Title:
Working with Beijing: Lessons from the Past and Future U.S. Policy Toward China
Description:
China’s assertive behavior in the East and South China Seas, its unwillingness to crack down on North Korea, and its steadily growing clout in the global arena has generated a debate on whether and how the United States should recalibrate its posture toward China. How has the Obama administration’s “pivot” to Asia performed in the past eight years? Should the next U.S. administration continue engaging Beijing? Or are tougher measures in order? This lecture will outline the contours of the ongoing debate on U.S. policy toward China, and ask what lessons we can learn from the history of Sino-U.S. relations to inform present deliberations. It will examine previous attempts by American leaders to elicit cooperation from their Chinese counterparts, and discuss the elements of both failed and successful diplomatic efforts.
Speaker Bio:
My name is Patricia Kim and I am a postdoctoral fellow at the Princeton-Harvard China and the World Program.
My broad research interests include diplomacy, the international relations of East Asia, Chinese foreign policy, and archival research.
My dissertation, supported by a fellowship from the Bradley Foundation, examines China’s behavior in international negotiations with a focus on China’s relationships with the United States, Japan and South Korea. I specifically assess China’s “core interests” that serve as the foundation for its negotiating positions, and the diplomatic tools, ranging from coercion to persuasion, that Beijing’s counterparts have used with varying degrees of success to shape China’s behavior.

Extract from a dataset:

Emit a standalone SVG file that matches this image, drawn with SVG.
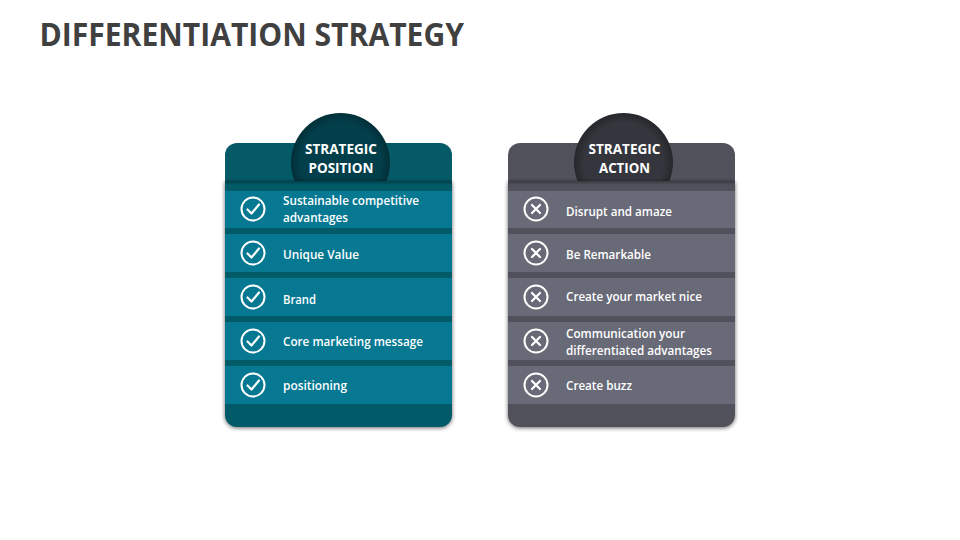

I received my Ph.D. from the Department of Politics at Princeton University in 2016. From fall 2014 to spring 2016, I was in residence at Harvard Kennedy School of Government’s Belfer Center for Science and International Affairs as an International Security Program Research Fellow.
Before beginning my graduate studies, I worked as an intern at the Center for East Asian Policy Studies at the Brookings Institution, and at the Congressional Executive Commission on China. I received my B.A. from the University of California, Berkeley.